Rows from a dataset of charts and code
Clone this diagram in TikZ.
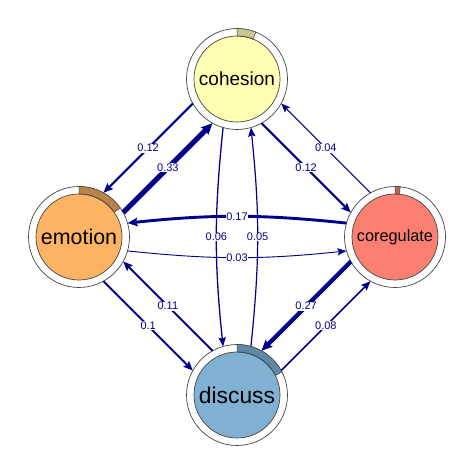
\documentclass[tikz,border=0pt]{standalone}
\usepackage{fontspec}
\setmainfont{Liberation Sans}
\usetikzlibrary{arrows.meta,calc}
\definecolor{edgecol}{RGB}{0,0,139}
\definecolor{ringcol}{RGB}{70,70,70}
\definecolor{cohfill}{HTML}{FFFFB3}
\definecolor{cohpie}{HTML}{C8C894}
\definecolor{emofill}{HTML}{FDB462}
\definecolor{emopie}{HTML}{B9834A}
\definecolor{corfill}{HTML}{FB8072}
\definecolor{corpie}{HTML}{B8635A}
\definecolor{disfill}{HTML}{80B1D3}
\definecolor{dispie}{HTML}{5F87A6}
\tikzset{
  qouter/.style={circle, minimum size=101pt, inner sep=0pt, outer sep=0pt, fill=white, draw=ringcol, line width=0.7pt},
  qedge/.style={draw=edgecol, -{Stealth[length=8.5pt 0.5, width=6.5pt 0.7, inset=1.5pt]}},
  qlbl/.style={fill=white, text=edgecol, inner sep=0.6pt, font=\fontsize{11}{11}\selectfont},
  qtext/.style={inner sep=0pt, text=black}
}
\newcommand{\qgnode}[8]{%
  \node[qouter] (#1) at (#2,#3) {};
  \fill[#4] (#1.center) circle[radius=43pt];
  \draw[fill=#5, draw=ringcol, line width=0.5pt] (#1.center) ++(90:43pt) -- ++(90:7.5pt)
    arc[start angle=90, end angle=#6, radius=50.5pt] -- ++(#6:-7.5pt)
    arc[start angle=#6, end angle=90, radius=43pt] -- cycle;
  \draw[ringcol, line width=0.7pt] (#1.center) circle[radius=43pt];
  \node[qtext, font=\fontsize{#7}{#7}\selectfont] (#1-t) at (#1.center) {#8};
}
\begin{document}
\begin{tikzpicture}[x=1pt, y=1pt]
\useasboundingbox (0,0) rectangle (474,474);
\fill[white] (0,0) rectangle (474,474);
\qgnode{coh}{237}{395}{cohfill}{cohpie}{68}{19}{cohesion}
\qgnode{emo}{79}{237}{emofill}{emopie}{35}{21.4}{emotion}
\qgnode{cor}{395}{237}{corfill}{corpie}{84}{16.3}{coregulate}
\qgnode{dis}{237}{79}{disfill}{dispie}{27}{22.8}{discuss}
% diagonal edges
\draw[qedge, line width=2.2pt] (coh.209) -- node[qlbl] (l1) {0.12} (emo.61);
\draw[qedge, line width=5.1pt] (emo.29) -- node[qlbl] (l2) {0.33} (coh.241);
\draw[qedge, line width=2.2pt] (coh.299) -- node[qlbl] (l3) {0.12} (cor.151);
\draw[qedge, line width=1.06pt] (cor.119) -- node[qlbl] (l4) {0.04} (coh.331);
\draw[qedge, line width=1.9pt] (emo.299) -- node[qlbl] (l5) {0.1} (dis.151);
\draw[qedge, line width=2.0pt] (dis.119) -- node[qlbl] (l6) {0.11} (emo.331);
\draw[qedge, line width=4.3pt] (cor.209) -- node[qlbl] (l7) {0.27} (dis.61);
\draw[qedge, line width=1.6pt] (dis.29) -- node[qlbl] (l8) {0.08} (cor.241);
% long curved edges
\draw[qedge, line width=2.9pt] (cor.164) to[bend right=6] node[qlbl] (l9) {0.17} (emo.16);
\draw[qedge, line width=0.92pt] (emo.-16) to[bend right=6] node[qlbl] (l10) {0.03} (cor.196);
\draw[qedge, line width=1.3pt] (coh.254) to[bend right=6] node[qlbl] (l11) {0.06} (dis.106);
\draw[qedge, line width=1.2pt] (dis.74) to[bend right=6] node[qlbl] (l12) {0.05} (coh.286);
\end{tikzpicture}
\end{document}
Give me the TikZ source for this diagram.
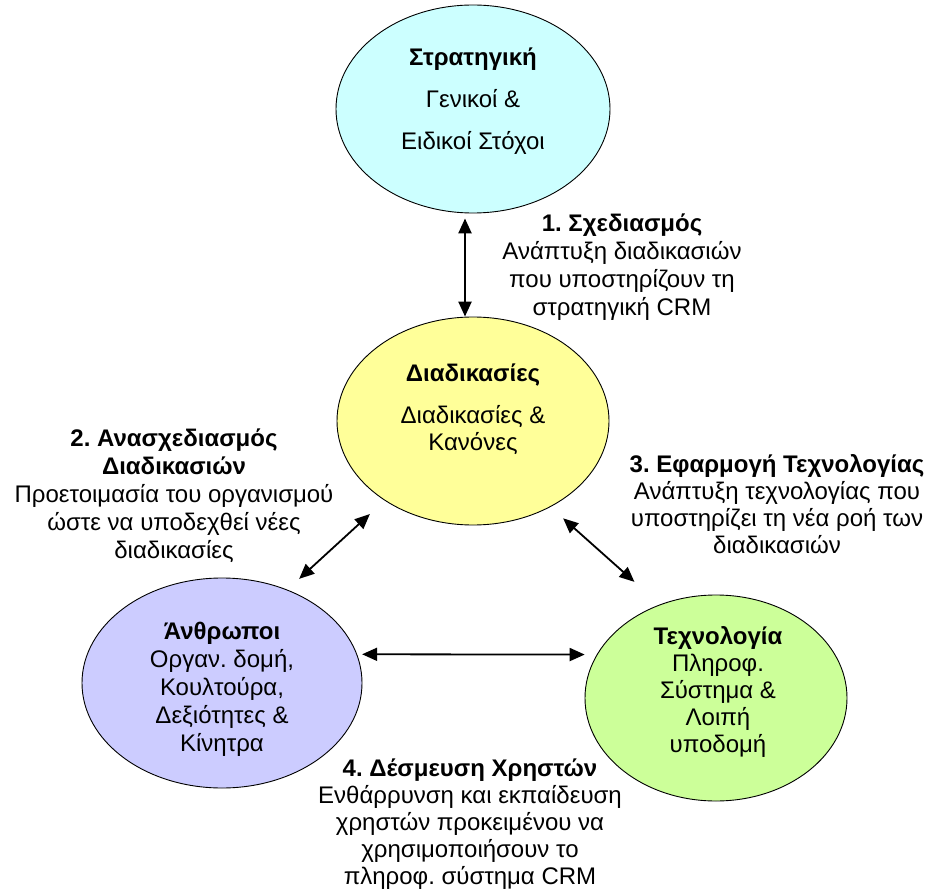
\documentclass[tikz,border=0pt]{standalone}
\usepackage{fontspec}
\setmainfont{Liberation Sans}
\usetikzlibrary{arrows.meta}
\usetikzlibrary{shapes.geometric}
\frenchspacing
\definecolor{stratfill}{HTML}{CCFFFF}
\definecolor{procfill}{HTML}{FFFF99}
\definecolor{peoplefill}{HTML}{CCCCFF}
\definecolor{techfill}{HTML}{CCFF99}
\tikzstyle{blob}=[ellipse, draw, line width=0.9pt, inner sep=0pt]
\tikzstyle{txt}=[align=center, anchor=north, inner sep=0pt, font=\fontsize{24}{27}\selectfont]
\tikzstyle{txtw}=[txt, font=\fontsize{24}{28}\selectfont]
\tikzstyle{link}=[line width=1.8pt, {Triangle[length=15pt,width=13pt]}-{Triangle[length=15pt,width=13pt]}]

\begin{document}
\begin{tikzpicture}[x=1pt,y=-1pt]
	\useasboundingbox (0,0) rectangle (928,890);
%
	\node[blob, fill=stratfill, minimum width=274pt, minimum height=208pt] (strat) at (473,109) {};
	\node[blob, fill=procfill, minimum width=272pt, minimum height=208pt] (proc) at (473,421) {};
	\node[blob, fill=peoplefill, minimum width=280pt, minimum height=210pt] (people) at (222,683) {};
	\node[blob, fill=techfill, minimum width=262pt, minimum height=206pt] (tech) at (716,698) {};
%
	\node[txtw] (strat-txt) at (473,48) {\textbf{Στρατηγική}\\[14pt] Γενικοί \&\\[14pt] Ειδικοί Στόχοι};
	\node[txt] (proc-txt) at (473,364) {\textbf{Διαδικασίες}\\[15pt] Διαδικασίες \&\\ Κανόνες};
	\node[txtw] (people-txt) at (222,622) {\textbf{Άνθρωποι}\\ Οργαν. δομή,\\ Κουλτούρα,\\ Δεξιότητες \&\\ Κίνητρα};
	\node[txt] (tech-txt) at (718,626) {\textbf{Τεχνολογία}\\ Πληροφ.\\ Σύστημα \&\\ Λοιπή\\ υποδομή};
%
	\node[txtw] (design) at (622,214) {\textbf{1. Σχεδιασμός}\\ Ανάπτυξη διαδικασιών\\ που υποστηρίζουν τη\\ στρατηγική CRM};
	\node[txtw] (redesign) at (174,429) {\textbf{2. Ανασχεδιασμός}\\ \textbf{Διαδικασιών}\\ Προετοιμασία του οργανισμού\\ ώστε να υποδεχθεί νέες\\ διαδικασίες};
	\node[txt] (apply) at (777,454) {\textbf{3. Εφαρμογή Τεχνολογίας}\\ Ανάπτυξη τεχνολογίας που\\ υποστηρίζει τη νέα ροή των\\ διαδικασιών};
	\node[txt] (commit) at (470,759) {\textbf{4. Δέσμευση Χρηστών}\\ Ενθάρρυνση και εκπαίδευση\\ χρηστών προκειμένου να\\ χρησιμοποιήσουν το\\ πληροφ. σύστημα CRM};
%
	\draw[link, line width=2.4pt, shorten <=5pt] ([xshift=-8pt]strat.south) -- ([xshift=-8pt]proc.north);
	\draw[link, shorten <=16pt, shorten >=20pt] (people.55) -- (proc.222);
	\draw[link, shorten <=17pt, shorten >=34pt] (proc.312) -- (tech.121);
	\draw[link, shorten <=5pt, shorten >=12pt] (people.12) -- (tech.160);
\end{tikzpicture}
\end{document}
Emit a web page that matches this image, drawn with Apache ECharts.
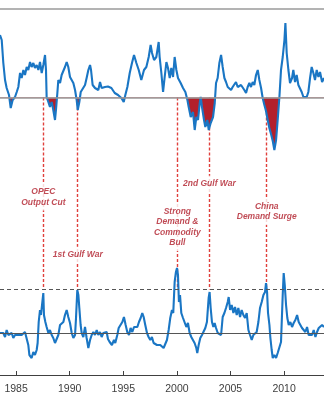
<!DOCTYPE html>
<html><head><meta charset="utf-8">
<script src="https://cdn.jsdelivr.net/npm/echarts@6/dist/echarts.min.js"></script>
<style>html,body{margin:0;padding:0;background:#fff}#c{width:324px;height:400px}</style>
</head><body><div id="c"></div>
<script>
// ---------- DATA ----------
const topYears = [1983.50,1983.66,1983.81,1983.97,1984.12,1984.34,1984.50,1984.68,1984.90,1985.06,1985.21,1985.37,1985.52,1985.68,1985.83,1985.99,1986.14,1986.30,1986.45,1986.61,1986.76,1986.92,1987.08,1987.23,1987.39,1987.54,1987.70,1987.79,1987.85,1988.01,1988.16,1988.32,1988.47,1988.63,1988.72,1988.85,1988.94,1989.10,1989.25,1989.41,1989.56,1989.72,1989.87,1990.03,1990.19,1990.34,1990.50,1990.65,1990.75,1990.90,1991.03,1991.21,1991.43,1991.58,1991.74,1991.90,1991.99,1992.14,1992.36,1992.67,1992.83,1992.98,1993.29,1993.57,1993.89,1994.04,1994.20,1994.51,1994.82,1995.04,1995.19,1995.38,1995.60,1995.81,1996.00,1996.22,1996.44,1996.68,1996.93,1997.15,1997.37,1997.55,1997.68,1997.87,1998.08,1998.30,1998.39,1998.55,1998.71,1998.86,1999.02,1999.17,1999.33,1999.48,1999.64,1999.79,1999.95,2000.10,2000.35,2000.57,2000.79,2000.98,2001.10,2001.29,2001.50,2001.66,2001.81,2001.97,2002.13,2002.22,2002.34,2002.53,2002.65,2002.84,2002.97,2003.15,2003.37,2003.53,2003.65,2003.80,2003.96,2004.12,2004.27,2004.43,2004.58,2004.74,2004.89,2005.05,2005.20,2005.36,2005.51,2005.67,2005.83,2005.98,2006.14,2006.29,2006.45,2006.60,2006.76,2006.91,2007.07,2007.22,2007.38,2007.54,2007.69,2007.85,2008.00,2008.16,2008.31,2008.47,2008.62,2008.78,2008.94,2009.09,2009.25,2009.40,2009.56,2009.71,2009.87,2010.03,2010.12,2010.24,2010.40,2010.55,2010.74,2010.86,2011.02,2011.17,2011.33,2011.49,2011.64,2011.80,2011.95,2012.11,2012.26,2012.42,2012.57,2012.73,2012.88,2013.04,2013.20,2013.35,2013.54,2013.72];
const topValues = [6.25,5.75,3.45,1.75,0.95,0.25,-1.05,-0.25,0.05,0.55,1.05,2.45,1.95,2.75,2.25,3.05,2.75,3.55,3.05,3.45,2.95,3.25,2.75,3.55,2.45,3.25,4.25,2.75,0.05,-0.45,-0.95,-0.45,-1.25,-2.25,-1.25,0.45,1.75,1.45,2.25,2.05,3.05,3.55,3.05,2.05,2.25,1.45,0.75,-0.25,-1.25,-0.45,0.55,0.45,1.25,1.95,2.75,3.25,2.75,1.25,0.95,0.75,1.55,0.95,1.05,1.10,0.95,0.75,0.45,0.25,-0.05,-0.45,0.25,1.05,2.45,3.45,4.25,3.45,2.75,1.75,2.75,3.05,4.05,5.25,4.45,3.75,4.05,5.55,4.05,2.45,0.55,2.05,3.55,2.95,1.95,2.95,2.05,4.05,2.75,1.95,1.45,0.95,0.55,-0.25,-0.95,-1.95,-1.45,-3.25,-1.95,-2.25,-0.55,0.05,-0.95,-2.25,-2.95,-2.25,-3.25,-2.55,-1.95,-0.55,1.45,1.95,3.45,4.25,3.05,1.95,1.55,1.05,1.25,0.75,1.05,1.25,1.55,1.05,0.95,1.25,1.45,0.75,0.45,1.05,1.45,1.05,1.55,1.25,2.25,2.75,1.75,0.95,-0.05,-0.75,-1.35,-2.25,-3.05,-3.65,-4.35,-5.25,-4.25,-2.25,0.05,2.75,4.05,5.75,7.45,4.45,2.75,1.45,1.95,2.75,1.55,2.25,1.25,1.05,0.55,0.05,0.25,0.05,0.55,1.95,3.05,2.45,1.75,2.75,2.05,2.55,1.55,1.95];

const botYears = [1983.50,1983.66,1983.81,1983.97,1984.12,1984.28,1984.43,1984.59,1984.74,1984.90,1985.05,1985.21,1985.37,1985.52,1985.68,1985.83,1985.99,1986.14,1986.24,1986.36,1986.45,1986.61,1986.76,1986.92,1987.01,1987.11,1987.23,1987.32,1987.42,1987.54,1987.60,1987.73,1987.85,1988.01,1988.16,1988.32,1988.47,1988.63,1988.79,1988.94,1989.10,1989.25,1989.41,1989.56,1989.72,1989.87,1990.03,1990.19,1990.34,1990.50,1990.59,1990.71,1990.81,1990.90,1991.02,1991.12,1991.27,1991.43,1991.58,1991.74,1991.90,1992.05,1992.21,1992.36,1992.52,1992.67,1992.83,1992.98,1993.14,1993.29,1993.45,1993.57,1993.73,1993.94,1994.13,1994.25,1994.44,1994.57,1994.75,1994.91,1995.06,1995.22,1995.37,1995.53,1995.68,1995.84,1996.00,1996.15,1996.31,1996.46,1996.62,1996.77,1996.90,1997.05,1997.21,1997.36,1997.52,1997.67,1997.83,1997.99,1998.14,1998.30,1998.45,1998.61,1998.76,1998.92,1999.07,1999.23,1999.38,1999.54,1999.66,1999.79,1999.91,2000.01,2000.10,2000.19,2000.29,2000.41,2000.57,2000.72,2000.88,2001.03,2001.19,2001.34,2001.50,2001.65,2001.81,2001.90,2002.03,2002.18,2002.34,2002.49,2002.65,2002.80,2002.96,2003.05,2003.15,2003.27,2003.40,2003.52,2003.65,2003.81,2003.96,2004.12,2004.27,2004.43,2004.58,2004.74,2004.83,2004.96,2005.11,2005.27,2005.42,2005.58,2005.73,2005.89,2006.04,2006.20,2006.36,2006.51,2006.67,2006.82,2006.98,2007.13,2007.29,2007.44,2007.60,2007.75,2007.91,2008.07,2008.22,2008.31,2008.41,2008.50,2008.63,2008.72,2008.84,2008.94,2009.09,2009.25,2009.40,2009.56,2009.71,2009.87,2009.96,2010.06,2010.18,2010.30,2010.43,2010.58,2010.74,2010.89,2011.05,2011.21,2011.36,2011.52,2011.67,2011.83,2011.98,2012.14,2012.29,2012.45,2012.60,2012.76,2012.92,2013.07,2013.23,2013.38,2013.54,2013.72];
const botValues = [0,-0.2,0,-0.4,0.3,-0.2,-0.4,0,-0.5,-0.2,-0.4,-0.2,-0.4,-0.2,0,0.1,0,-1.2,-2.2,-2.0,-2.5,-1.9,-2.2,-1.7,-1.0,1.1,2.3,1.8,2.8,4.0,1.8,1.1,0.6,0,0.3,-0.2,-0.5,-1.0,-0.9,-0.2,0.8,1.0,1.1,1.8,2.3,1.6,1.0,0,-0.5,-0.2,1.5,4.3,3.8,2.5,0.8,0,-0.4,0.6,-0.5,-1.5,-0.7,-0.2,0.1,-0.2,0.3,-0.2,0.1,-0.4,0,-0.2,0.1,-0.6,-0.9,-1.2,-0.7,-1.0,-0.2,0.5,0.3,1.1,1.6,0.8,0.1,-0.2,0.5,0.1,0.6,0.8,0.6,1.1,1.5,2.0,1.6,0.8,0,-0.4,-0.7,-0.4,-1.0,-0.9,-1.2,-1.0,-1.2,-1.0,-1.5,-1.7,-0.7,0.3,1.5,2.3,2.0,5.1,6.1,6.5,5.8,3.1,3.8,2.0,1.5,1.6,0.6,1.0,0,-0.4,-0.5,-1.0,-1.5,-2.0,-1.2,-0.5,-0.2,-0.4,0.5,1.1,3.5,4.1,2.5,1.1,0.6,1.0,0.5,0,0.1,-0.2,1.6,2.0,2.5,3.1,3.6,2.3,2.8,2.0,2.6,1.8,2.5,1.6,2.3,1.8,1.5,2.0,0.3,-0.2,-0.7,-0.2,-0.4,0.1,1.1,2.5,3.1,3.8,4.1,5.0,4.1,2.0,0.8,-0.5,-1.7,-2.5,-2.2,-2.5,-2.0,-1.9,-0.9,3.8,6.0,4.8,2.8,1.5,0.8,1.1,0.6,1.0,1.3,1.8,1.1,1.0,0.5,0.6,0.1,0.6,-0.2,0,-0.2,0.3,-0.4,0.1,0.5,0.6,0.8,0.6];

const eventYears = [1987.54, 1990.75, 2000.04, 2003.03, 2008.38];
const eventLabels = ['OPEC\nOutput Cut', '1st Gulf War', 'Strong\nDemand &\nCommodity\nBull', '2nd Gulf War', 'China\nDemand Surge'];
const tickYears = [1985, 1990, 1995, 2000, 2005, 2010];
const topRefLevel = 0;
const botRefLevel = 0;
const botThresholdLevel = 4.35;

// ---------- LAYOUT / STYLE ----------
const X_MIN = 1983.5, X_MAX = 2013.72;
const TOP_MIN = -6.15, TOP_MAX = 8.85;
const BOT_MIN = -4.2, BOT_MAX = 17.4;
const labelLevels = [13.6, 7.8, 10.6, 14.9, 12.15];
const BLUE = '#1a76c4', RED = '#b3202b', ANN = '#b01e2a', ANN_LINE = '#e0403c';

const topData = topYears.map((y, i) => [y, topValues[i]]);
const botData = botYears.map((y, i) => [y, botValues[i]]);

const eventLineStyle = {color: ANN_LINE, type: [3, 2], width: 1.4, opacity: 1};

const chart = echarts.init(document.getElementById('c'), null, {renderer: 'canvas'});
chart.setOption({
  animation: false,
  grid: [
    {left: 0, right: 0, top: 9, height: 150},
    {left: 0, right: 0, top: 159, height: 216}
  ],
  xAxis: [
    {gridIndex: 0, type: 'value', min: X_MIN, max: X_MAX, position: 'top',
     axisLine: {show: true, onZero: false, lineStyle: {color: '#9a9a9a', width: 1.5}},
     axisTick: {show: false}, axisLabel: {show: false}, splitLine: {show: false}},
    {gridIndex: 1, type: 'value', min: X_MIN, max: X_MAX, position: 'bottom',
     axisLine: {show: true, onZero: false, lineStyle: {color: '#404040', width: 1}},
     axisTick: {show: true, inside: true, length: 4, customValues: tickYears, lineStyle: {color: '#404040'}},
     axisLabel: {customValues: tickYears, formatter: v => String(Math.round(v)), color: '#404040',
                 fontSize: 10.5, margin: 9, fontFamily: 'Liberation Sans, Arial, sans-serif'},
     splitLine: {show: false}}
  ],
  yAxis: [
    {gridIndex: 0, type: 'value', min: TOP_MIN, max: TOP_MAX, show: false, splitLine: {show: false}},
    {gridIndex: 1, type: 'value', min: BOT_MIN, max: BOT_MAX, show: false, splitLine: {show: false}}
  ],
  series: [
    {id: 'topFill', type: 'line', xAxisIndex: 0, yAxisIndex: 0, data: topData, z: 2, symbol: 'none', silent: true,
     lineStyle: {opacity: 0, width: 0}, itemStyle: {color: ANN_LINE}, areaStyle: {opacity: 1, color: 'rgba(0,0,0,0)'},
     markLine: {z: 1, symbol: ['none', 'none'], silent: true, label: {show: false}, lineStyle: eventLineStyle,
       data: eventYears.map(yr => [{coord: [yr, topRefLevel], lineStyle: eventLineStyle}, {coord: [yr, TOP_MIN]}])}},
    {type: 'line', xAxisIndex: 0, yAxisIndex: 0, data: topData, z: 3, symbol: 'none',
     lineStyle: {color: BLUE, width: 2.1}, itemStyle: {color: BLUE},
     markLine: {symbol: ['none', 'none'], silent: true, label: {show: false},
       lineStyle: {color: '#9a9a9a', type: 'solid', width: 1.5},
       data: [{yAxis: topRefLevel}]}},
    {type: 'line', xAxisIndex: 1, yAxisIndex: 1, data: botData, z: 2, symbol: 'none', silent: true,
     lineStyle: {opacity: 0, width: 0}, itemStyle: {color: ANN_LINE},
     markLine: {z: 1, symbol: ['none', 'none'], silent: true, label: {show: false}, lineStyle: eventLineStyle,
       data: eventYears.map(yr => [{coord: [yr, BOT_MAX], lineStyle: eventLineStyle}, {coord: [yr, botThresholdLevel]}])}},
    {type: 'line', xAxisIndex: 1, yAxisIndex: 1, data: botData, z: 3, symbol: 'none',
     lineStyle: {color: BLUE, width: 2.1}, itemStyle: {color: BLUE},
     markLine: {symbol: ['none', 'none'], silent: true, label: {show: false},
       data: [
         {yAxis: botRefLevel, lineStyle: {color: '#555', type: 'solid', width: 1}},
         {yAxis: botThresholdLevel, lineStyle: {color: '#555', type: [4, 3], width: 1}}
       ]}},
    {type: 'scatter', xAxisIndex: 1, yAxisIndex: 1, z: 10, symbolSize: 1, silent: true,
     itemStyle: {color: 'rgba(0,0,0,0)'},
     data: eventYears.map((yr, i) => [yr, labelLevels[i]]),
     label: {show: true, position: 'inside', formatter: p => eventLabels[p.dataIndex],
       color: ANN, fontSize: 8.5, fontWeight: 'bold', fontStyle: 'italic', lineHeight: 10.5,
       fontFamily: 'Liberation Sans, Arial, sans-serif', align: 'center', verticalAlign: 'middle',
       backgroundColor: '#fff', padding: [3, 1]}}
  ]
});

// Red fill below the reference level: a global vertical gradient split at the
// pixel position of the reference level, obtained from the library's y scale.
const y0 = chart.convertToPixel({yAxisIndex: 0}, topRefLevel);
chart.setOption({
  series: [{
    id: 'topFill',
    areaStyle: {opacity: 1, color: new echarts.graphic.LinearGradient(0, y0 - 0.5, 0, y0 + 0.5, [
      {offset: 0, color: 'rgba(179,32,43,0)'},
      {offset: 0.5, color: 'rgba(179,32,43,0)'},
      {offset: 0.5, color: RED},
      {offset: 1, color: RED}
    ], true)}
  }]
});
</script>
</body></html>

*EXERCISE REQUIREMENTS*
Take each line containing the string "this" and copy it out.

*TASK SOLUTION*
Clone this diagram in TikZ.
Give me the TikZ source for this diagram.
Emit a web page that matches this image, drawn with Apache ECharts.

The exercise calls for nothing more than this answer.